Physical Wear of the Throttle Plate and Shaft
Long-term mechanical degradation represents a different failure mode, often occurring after hundreds of thousands of duty cycles, which is distinct from both contamination and electrical failure. The throttle plate shaft rotates within bushings or directly against the aluminum housing bore of the throttle body. Repetitive friction over the component’s lifespan gradually wears away the material in the bore, particularly in high-mileage vehicles.
This wear increases the clearance between the shaft and the housing, which allows unmetered air to leak past the throttle plate, bypassing the necessary seal. The air entering the engine is not accounted for by the Mass Air Flow (MAF) sensor, leaning out the air-fuel mixture and causing an unstable or hunting idle. The ECU attempts to compensate for this vacuum leak by adjusting fuel trims but often cannot maintain a steady idle speed, leading to performance codes.

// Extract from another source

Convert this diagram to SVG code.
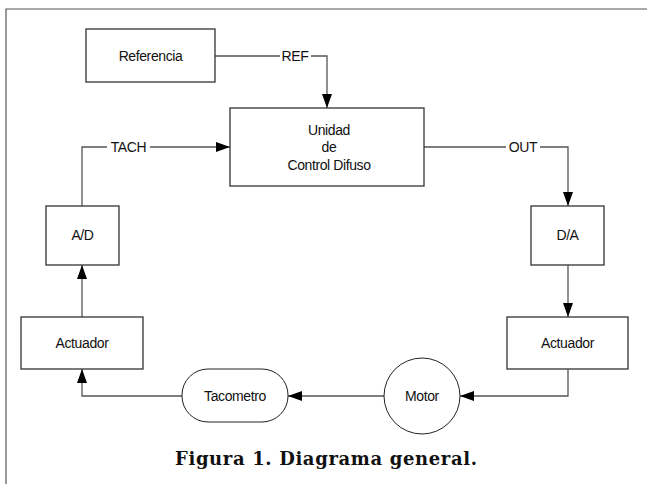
<svg xmlns="http://www.w3.org/2000/svg" width="647" height="484" viewBox="0 0 647 484">
<style>
.box{fill:#fff;stroke:#333;stroke-width:1.3}
.shape{fill:#fff;stroke:#222;stroke-width:1}
.lbl{font-family:"Liberation Sans",Arial,sans-serif;font-size:14px;fill:#111;text-anchor:middle;letter-spacing:-0.4px}
.wire{fill:none;stroke:#555;stroke-width:1.3}
.frame{fill:none;stroke:#555;stroke-width:1.2}
.cap{font-family:"DejaVu Serif","Liberation Serif",serif;font-weight:bold;font-size:18px;fill:#111;text-anchor:middle}
</style>
<defs>
<marker id="arr" viewBox="0 0 14 10" refX="14" refY="5" markerWidth="14" markerHeight="10" markerUnits="userSpaceOnUse" orient="auto">
<path d="M0,0 L14,5 L0,10 z" fill="#000"/>
</marker>
</defs>
<rect width="647" height="484" fill="#fff"/>
<path class="frame" d="M6,484 V9 H647"/>

<g id="connectors">
<path class="wire" d="M215,56 H280"/>
<text class="lbl" x="295" y="61">REF</text>
<path class="wire" d="M311,56 H327 V108" marker-end="url(#arr)"/>

<path class="wire" d="M82,206 V147 H107"/>
<text class="lbl" x="128.5" y="152">TACH</text>
<path class="wire" d="M150,147 H230" marker-end="url(#arr)"/>

<path class="wire" d="M424,147 H506"/>
<text class="lbl" x="523" y="152">OUT</text>
<path class="wire" d="M540,147 H568 V206" marker-end="url(#arr)"/>

<path class="wire" d="M568,265 V317" marker-end="url(#arr)"/>
<path class="wire" d="M568,369 V396 H460" marker-end="url(#arr)"/>
<path class="wire" d="M384,396 H288" marker-end="url(#arr)"/>
<path class="wire" d="M182,396 H82 V369" marker-end="url(#arr)"/>
<path class="wire" d="M82,317 V265" marker-end="url(#arr)"/>
</g>

<g id="referencia">
<rect class="box" x="86" y="29" width="129" height="53"/>
<text class="lbl" x="150.5" y="61">Referencia</text>
</g>
<g id="unidad">
<rect class="box" x="230" y="108" width="194" height="78"/>
<text class="lbl" x="329" y="135">Unidad</text>
<text class="lbl" x="329" y="152">de</text>
<text class="lbl" x="329" y="170">Control Difuso</text>
</g>
<g id="ad">
<rect class="box" x="46" y="206" width="73" height="59"/>
<text class="lbl" x="82.5" y="240">A/D</text>
</g>
<g id="da">
<rect class="box" x="531" y="206" width="73" height="59"/>
<text class="lbl" x="567.5" y="240">D/A</text>
</g>
<g id="actuador-izq">
<rect class="box" x="21" y="317" width="122" height="52"/>
<text class="lbl" x="82" y="348">Actuador</text>
</g>
<g id="actuador-der">
<rect class="box" x="507" y="317" width="121" height="52"/>
<text class="lbl" x="567.5" y="348">Actuador</text>
</g>
<g id="motor">
<circle class="shape" cx="422" cy="396" r="38"/>
<text class="lbl" x="422" y="401">Motor</text>
</g>
<g id="tacometro">
<rect class="shape" x="182" y="369" width="106" height="53" rx="26" ry="26"/>
<text class="lbl" x="235" y="401">Tacometro</text>
</g>

<text class="cap" x="326" y="465" textLength="302" lengthAdjust="spacing">Figura 1. Diagrama general.</text>
</svg>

The throttle plate itself can also experience degradation, becoming loose or warped due to constant vibration and temperature cycling. A damaged plate compromises the precision seal against the throttle body bore when fully closed, especially in systems requiring a tight shut-off. This poor sealing leads to erratic airflow at idle and low speeds, which the engine management system interprets as a vacuum leak or an incorrect idle air reading.